(Records with drawing code)
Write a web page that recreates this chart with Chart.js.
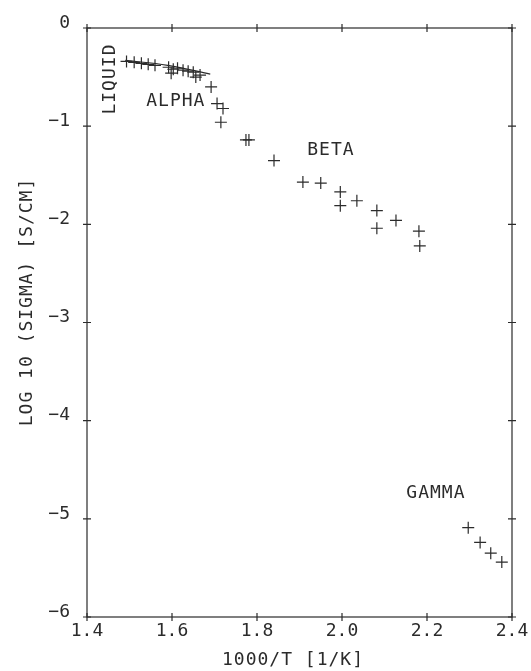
<!DOCTYPE html>
<html>
<head>
<meta charset="utf-8">
<script src="https://cdn.jsdelivr.net/npm/chart.js@4/dist/chart.umd.min.js"></script>
<style>
  html, body { margin: 0; padding: 0; background: #ffffff; }
  #wrap { width: 531px; height: 671px; }
</style>
</head>
<body>
<div id="wrap"><canvas id="c" width="531" height="671"></canvas></div>
<script>
// ---- data ----
const xTicks = [1.4, 1.6, 1.8, 2.0, 2.2, 2.4];
const yTicks = [0, -1, -2, -3, -4, -5, -6];

const liquidX = [1.493, 1.511, 1.528, 1.544, 1.560, 1.592, 1.598, 1.603, 1.613, 1.626, 1.638, 1.650, 1.656, 1.666];
const liquidY = [-0.34, -0.35, -0.36, -0.37, -0.38, -0.40, -0.46, -0.42, -0.41, -0.43, -0.44, -0.45, -0.50, -0.48];

const fitX = [1.49, 1.59, 1.69];
const fitY = [-0.33, -0.38, -0.47];

const alphaX = [1.692, 1.706, 1.720, 1.715];
const alphaY = [-0.60, -0.77, -0.82, -0.96];

const betaX = [1.774, 1.781, 1.840, 1.908, 1.950, 1.996, 1.996, 2.035, 2.082, 2.082, 2.127, 2.181, 2.183];
const betaY = [-1.14, -1.14, -1.35, -1.57, -1.58, -1.67, -1.81, -1.76, -1.86, -2.04, -1.96, -2.07, -2.22];

const gammaX = [2.297, 2.325, 2.350, 2.376];
const gammaY = [-5.09, -5.24, -5.35, -5.44];

const phaseLabels = ['LIQUID', 'ALPHA', 'BETA', 'GAMMA'];
const phaseLabelX = [1.455, 1.609, 1.974, 2.221];
const phaseLabelY = [-0.52, -0.744, -1.243, -4.742];

const xTitle = '1000/T [1/K]';
const yTitle = 'LOG 10 (SIGMA) [S/CM]';

// ---- build ----
const INK = '#2b2b2b';
const FONT = '"DejaVu Sans Mono", "Liberation Mono", monospace';
const pts = (xs, ys) => xs.map((x, i) => ({ x: x, y: ys[i] }));

const crossSet = (label, xs, ys) => ({
  label: label,
  data: pts(xs, ys),
  showLine: false,
  pointStyle: 'cross',
  pointRadius: 6,
  pointBorderWidth: 1.2,
  borderColor: INK,
  backgroundColor: INK
});

const framePlugin = {
  id: 'frame',
  beforeDraw(chart) {
    chart.ctx.letterSpacing = '0px';
  },
  afterDraw(chart) {
    const ctx = chart.ctx;
    const a = chart.chartArea;
    const xs = chart.scales.x, ys = chart.scales.y;
    ctx.save();
    ctx.strokeStyle = INK;
    ctx.lineWidth = 1.2;
    ctx.strokeRect(a.left, a.top, a.right - a.left, a.bottom - a.top);
    const t = 4;
    ctx.beginPath();
    xTicks.forEach(v => {
      const p = xs.getPixelForValue(v);
      ctx.moveTo(p, a.bottom - t); ctx.lineTo(p, a.bottom + t);
      ctx.moveTo(p, a.top - t); ctx.lineTo(p, a.top + t);
    });
    yTicks.forEach(v => {
      const p = ys.getPixelForValue(v);
      ctx.moveTo(a.left - t, p); ctx.lineTo(a.left + t, p);
      ctx.moveTo(a.right - t, p); ctx.lineTo(a.right + t, p);
    });
    ctx.stroke();

    ctx.fillStyle = INK;
    ctx.font = '18px ' + FONT;
    ctx.letterSpacing = '1px';
    ctx.textAlign = 'center';
    ctx.textBaseline = 'middle';
    // phase labels
    phaseLabels.forEach((s, i) => {
      const px = xs.getPixelForValue(phaseLabelX[i]);
      const py = ys.getPixelForValue(phaseLabelY[i]);
      ctx.save();
      ctx.translate(px, py);
      if (s === 'LIQUID') ctx.rotate(-Math.PI / 2);
      ctx.fillText(s, 0, 0);
      ctx.restore();
    });
    // axis titles
    ctx.fillText(xTitle, 293, 660);
    ctx.save();
    ctx.translate(27, 302);
    ctx.rotate(-Math.PI / 2);
    ctx.fillText(yTitle, 0, 0);
    ctx.restore();
    ctx.restore();
  }
};

new Chart(document.getElementById('c'), {
  type: 'scatter',
  data: {
    datasets: [
      crossSet('liquid', liquidX, liquidY),
      {
        label: 'fit',
        data: pts(fitX, fitY),
        showLine: true,
        pointRadius: 0,
        borderColor: INK,
        borderWidth: 1.2,
        tension: 0.4,
        fill: false
      },
      crossSet('alpha', alphaX, alphaY),
      crossSet('beta', betaX, betaY),
      crossSet('gamma', gammaX, gammaY)
    ]
  },
  options: {
    responsive: false,
    animation: false,
    devicePixelRatio: 1,
    layout: { padding: { left: 0, top: 28, right: 19, bottom: 0 } },
    plugins: { legend: { display: false }, tooltip: { enabled: false }, title: { display: false } },
    scales: {
      x: {
        type: 'linear',
        min: 1.4, max: 2.4,
        afterBuildTicks: s => { s.ticks = xTicks.map(v => ({ value: v })); },
        afterFit: s => { s.height = 54; },
        grid: { display: false },
        border: { display: false },
        ticks: {
          color: INK,
          font: { family: FONT, size: 18 },
          padding: -4,
          maxRotation: 0,
          callback: v => Number(v).toFixed(1)
        }
      },
      y: {
        type: 'linear',
        min: -6, max: 0,
        afterBuildTicks: s => { s.ticks = yTicks.map(v => ({ value: v })); },
        afterFit: s => { s.width = 87; },
        grid: { display: false },
        border: { display: false },
        ticks: {
          color: INK,
          font: { family: FONT, size: 18 },
          padding: 9,
          labelOffset: -5,
          callback: v => (v < 0 ? '\u2212' + Math.abs(v) : String(v))
        }
      }
    }
  },
  plugins: [framePlugin]
});
</script>
</body>
</html>
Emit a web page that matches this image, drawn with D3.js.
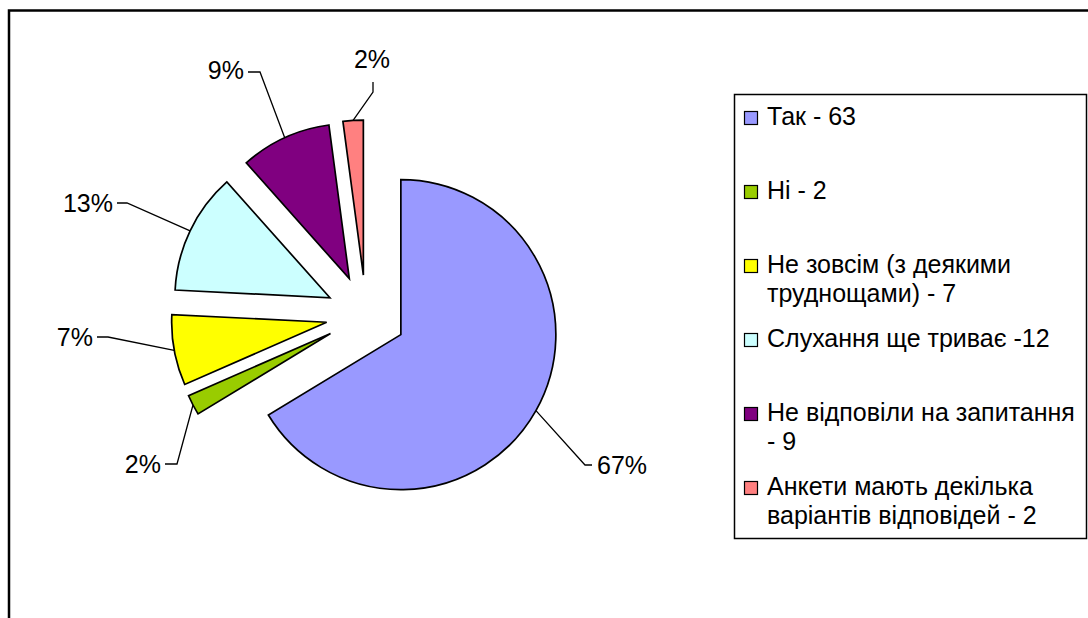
<!DOCTYPE html>
<html>
<head>
<meta charset="utf-8">
<script src="https://cdn.jsdelivr.net/npm/d3@7"></script>
<style>
  html, body { margin: 0; padding: 0; background: #fff; }
  svg { display: block; font-family: "Liberation Sans", Arial, sans-serif; }
</style>
</head>
<body>
<svg id="chart" width="1088" height="618"></svg>
<script>
// ---- data ----
const categories = ["Так - 63", "Ні - 2", "Не зовсім (з деякими трудніщами) - 7", "Слухання ще триває -12", "Не відповіли на запитання - 9", "Анкети мають декілька варіантів відповідей - 2"];
const legendLines = [
  ["Так - 63"],
  ["Ні - 2"],
  ["Не зовсім (з деякими", "трудн\u043eщами) - 7"],
  ["Слухання ще триває -12"],
  ["Не відповіли на запитання", "- 9"],
  ["Анкети мають декілька", "варіантів відповідей - 2"]
];
const values = [63, 2, 7, 12, 9, 2];
const percentLabels = ["67%", "2%", "7%", "13%", "9%", "2%"];
const colors = ["#9999FF", "#99CC00", "#FFFF00", "#CCFFFF", "#800080", "#FF8080"];

// ---- layout ----
const W = 1088, H = 618;
const cx = 366, cy = 315, R = 155, explode = 40;
const FS = 25;
// label anchor layout: elbow point, end of horizontal tick, text anchor
const labelLayout = [
  { elbow: [585, 465], tick: [592, 465], text: [597, 474], anchor: "start" },
  { elbow: [177, 464], tick: [165, 464], text: [161, 473], anchor: "end" },
  { elbow: [108, 337], tick: [97, 337], text: [93, 346], anchor: "end" },
  { elbow: [127, 203], tick: [117, 203], text: [113, 212], anchor: "end" },
  { elbow: [260, 72], tick: [248, 72], text: [244, 79], anchor: "end" },
  { elbow: [373, 92], tick: [373, 82], text: [372, 68], anchor: "middle" }
];

const svg = d3.select("#chart");
svg.append("rect").attr("width", W).attr("height", H).attr("fill", "#fff");

// outer frame
svg.append("rect").attr("x", 9).attr("y", 10.5).attr("width", 1200).attr("height", 800)
  .attr("fill", "none").attr("stroke", "#000").attr("stroke-width", 2.5);

const pie = d3.pie().sort(null).value(d => d).startAngle(0).endAngle(2 * Math.PI);
const arcs = pie(values);
const arcGen = d3.arc().innerRadius(0).outerRadius(R);

const g = svg.append("g").attr("transform", `translate(${cx},${cy})`);

function offset(d, dist) {
  const mid = (d.startAngle + d.endAngle) / 2;
  return [dist * Math.sin(mid), -dist * Math.cos(mid)];
}

g.selectAll("path.slice").data(arcs).enter().append("path")
  .attr("class", "slice")
  .attr("d", arcGen)
  .attr("transform", d => { const o = offset(d, explode); return `translate(${o[0]},${o[1]})`; })
  .attr("fill", (d, i) => colors[i])
  .attr("stroke", "#000")
  .attr("stroke-width", 1.7)
  .attr("stroke-linejoin", "miter");

// leader lines + labels
arcs.forEach((d, i) => {
  const o = offset(d, explode);
  const p = offset(d, R);
  const ax = cx + o[0] + p[0], ay = cy + o[1] + p[1];
  const L = labelLayout[i];
  svg.append("polyline")
    .attr("points", [[ax, ay], L.elbow, L.tick].map(q => q.join(",")).join(" "))
    .attr("fill", "none").attr("stroke", "#000").attr("stroke-width", 1.3);
  svg.append("text")
    .attr("x", L.text[0]).attr("y", L.text[1])
    .attr("text-anchor", L.anchor)
    .attr("font-size", FS).attr("fill", "#000")
    .text(percentLabels[i]);
});

// legend
const lg = { x: 734.5, y: 94.5, w: 352, h: 444, firstBase: 125, step: 74, lineH: 28.5 };
svg.append("rect").attr("x", lg.x).attr("y", lg.y).attr("width", lg.w).attr("height", lg.h)
  .attr("fill", "#fff").attr("stroke", "#000").attr("stroke-width", 1.5);

legendLines.forEach((lines, i) => {
  const base = lg.firstBase + i * lg.step;
  svg.append("rect").attr("x", 744.5).attr("y", base - 13.5).attr("width", 13).attr("height", 13)
    .attr("fill", colors[i]).attr("stroke", "#000").attr("stroke-width", 1.2);
  const t = svg.append("text").attr("x", 767).attr("y", base).attr("font-size", FS).attr("fill", "#000");
  lines.forEach((ln, j) => {
    t.append("tspan").attr("x", 767).attr("y", base + j * lg.lineH).text(ln);
  });
});
</script>
</body>
</html>
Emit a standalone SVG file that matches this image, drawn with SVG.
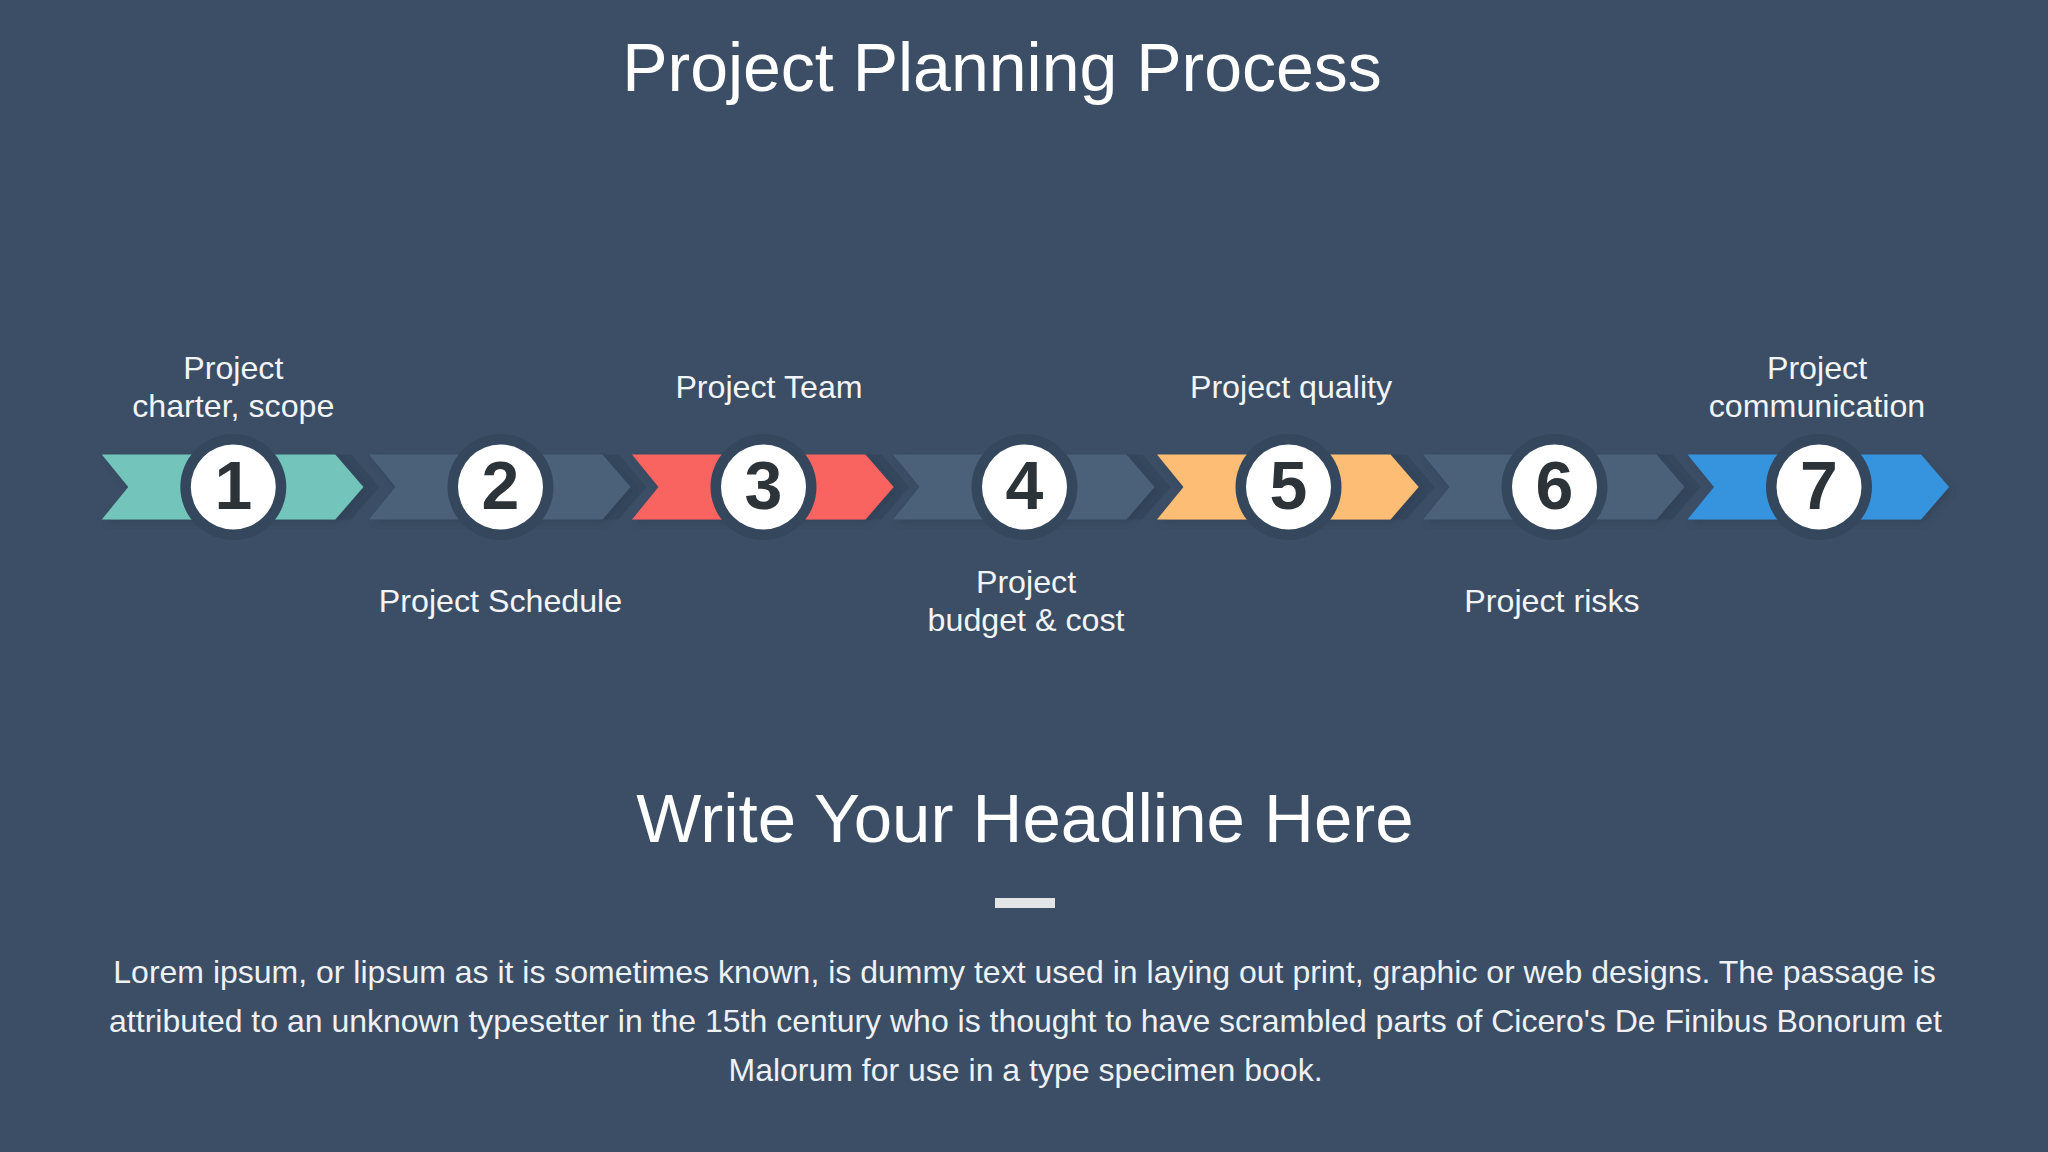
<svg xmlns="http://www.w3.org/2000/svg" width="2048" height="1152" viewBox="0 0 2048 1152">
  <style>
    .bg { fill: #3b4e65; }
    .title { font-family: "Liberation Sans", Arial, sans-serif; font-size: 68px; fill: #ffffff; text-anchor: middle; }
    .head { font-family: "Liberation Sans", Arial, sans-serif; font-size: 69px; fill: #ffffff; text-anchor: middle; }
    .lbl { font-family: "Liberation Sans", Arial, sans-serif; font-size: 32.2px; fill: #f2f4f6; text-anchor: middle; }
    .num { font-family: "Liberation Sans", Arial, sans-serif; font-size: 68px; font-weight: bold; fill: #2d3439; text-anchor: middle; }
    .para { font-family: "Liberation Sans", Arial, sans-serif; font-size: 32px; fill: #eef1f4; text-anchor: middle; }
    .ring { fill: #34475d; }
    .dot { fill: #ffffff; }
    .gap { fill: #34475d; }
    .c-teal { fill: #73c5bc; }
    .c-gray { fill: #4b6079; }
    .c-red { fill: #f96461; }
    .c-orange { fill: #fdbd74; }
    .c-blue { fill: #3594dd; }
  </style>
  <defs>
    <polygon id="chev" points="0,454.5 233.5,454.5 261.6,487 233.5,519.5 0,519.5 26.5,487"/>
    <filter id="sh" x="-10%" y="-30%" width="120%" height="160%">
      <feDropShadow dx="3" dy="4" stdDeviation="3" flood-color="#2a3a4d" flood-opacity="0.45"/>
    </filter>
  </defs>
  <rect class="bg" x="0" y="0" width="2048" height="1152"/>

  <text class="title" x="1002" y="91">Project Planning Process</text>

  <g id="connectors"></g>

  <g id="step1" transform="translate(101.8,0)">
    <use href="#chev" class="gap" transform="translate(16,0)"/>
    <use href="#chev" class="c-teal" filter="url(#sh)"/>
    <circle class="ring" cx="131.5" cy="487" r="53"/>
    <circle class="dot" cx="131.5" cy="487" r="42.5"/>
    <text class="num" x="131.5" y="509">1</text>
    <text class="lbl" x="131.5" y="379">Project</text>
    <text class="lbl" x="131.5" y="417">charter, scope</text>
  </g>

  <g id="step2" transform="translate(369,0)">
    <use href="#chev" class="gap" transform="translate(16,0)"/>
    <use href="#chev" class="c-gray" filter="url(#sh)"/>
    <circle class="ring" cx="131.5" cy="487" r="53"/>
    <circle class="dot" cx="131.5" cy="487" r="42.5"/>
    <text class="num" x="131.5" y="509">2</text>
    <text class="lbl" x="131.5" y="612">Project Schedule</text>
  </g>

  <g id="step3" transform="translate(632,0)">
    <use href="#chev" class="gap" transform="translate(16,0)"/>
    <use href="#chev" class="c-red" filter="url(#sh)"/>
    <circle class="ring" cx="131.5" cy="487" r="53"/>
    <circle class="dot" cx="131.5" cy="487" r="42.5"/>
    <text class="num" x="131.5" y="509">3</text>
    <text class="lbl" x="137" y="398">Project Team</text>
  </g>

  <g id="step4" transform="translate(893,0)">
    <use href="#chev" class="gap" transform="translate(16,0)"/>
    <use href="#chev" class="c-gray" filter="url(#sh)"/>
    <circle class="ring" cx="131.5" cy="487" r="53"/>
    <circle class="dot" cx="131.5" cy="487" r="42.5"/>
    <text class="num" x="131.5" y="509">4</text>
    <text class="lbl" x="133" y="593">Project</text>
    <text class="lbl" x="133" y="631">budget &amp; cost</text>
  </g>

  <g id="step5" transform="translate(1157,0)">
    <use href="#chev" class="gap" transform="translate(16,0)"/>
    <use href="#chev" class="c-orange" filter="url(#sh)"/>
    <circle class="ring" cx="131.5" cy="487" r="53"/>
    <circle class="dot" cx="131.5" cy="487" r="42.5"/>
    <text class="num" x="131.5" y="509">5</text>
    <text class="lbl" x="134" y="398">Project quality</text>
  </g>

  <g id="step6" transform="translate(1423,0)">
    <use href="#chev" class="gap" transform="translate(16,0)"/>
    <use href="#chev" class="c-gray" filter="url(#sh)"/>
    <circle class="ring" cx="131.5" cy="487" r="53"/>
    <circle class="dot" cx="131.5" cy="487" r="42.5"/>
    <text class="num" x="131.5" y="509">6</text>
    <text class="lbl" x="129" y="612">Project risks</text>
  </g>

  <g id="step7" transform="translate(1687.5,0)">
    <use href="#chev" class="c-blue" filter="url(#sh)"/>
    <circle class="ring" cx="131.5" cy="487" r="53"/>
    <circle class="dot" cx="131.5" cy="487" r="42.5"/>
    <text class="num" x="131.5" y="509">7</text>
    <text class="lbl" x="129.5" y="379">Project</text>
    <text class="lbl" x="129.5" y="417">communication</text>
  </g>

  <text class="head" x="1025" y="842">Write Your Headline Here</text>
  <rect x="995" y="898" width="60" height="10" fill="#e3e4e6"/>

  <text class="para" x="1024.5" y="983">Lorem ipsum, or lipsum as it is sometimes known, is dummy text used in laying out print, graphic or web designs. The passage is</text>
  <text class="para" x="1025.5" y="1032">attributed to an unknown typesetter in the 15th century who is thought to have scrambled parts of Cicero's De Finibus Bonorum et</text>
  <text class="para" x="1025.5" y="1081">Malorum for use in a type specimen book.</text>
</svg>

WRITTEN PROBLEM:
Extract, word for word, each line from the top of the data down to and including the line with "const yTicks = [0, -1, -2, -3, -4, -5, -6];"; skip the pictures.

ANSWER FOR THIS EXERCISE:
Write a web page that recreates this chart with Chart.js.
<!DOCTYPE html>
<html>
<head>
<meta charset="utf-8">
<script src="https://cdn.jsdelivr.net/npm/chart.js@4/dist/chart.umd.min.js"></script>
<style>
  html, body { margin: 0; padding: 0; background: #ffffff; }
  #wrap { width: 531px; height: 671px; }
</style>
</head>
<body>
<div id="wrap"><canvas id="c" width="531" height="671"></canvas></div>
<script>
// ---- data ----
const xTicks = [1.4, 1.6, 1.8, 2.0, 2.2, 2.4];
const yTicks = [0, -1, -2, -3, -4, -5, -6];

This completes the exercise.